The benefit of a homemade compost is that is not sterile as in bought compost. It still has the bugs and bacteria in the soil as it decomposes. Place the compost bin in a warm place where it will get sun, at least for some of the year when the weather is warm.
Collect all the weeds and grass clippings from the maintenance on the section and layer them between dry matter like dry leaves, cut up corrugated cardboard or balls of newspaper from mail outs delivered to the letterbox. This is an excellent way to recycle. Avoid putting any food scraps in the compost bin if you want to avoid having rodents. Instead, use a worm farm for your scraps.
Prepare the area for the compost. You can use 5 pallets screwed together or buy compost harvesters. The latter often don’t have enough air holes in them to make compost efficiently. Place a layer of sticks done on the base or use a pallet as the base. This will allow airflow up from the base. Alternate layers of brown and green and spray with some water. Cover with a carpet mat and/or tarpaulin.

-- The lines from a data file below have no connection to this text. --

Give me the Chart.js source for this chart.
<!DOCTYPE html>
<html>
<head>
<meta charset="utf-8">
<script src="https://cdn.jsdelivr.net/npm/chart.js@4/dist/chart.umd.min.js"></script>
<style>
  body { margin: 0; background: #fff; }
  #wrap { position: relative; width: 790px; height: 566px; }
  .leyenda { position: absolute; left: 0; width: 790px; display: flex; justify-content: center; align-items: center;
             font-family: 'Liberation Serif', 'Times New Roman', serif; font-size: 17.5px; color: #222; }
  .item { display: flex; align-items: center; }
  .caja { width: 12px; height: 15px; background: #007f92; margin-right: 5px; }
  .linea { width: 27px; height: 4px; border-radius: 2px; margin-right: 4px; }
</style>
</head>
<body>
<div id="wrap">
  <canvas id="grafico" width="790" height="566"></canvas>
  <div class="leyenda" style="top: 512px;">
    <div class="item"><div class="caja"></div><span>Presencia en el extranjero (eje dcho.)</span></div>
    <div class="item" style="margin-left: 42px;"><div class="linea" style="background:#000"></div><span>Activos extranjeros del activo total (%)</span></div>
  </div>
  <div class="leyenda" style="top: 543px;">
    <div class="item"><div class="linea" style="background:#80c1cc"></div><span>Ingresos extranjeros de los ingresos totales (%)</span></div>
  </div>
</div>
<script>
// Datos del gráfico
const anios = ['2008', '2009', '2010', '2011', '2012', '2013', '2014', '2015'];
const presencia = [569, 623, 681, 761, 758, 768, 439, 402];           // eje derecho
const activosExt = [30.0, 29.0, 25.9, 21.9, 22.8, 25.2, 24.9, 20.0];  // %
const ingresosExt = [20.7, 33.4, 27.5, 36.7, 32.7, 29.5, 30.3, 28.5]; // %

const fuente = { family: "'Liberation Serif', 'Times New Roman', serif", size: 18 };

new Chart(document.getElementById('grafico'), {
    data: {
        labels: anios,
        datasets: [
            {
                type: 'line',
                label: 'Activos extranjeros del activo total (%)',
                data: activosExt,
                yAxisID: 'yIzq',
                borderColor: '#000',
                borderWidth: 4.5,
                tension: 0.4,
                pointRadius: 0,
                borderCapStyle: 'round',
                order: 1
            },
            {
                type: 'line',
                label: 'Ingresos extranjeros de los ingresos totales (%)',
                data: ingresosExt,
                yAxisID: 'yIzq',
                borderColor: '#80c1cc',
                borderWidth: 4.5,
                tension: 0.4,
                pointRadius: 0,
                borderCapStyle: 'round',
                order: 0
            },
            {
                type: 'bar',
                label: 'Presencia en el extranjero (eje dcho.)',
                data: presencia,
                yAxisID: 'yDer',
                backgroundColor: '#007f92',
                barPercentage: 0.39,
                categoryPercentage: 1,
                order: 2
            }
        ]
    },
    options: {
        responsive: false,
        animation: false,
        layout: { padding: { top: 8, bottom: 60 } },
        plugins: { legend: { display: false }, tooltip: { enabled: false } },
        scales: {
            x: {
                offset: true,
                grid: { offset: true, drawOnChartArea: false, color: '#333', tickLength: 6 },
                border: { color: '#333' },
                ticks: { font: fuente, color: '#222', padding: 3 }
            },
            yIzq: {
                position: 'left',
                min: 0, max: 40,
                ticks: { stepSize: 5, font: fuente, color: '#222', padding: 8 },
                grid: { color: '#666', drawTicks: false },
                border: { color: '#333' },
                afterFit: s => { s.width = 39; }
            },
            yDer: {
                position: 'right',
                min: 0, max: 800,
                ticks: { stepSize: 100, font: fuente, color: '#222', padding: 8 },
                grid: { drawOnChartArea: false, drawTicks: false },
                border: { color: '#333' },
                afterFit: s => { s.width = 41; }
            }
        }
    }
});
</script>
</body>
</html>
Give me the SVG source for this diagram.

The cold compost method is generally used by the home gardener who add little amounts over a long period of time. This cold composting method takes time. Hot composting is when the pile is made up in one go, creating a heap of at least 1 metre by 1 metre. The compost heats up and benefits from adding oxygen/air by turning the compost with a garden fork every few days then every few weeks.
Ensure that compost is well broken down before adding to new plants of seeds. It may be best to have 2-3 compost bins in a garden so one bin is used for several months and then left to allow the pile to decompose down into soil.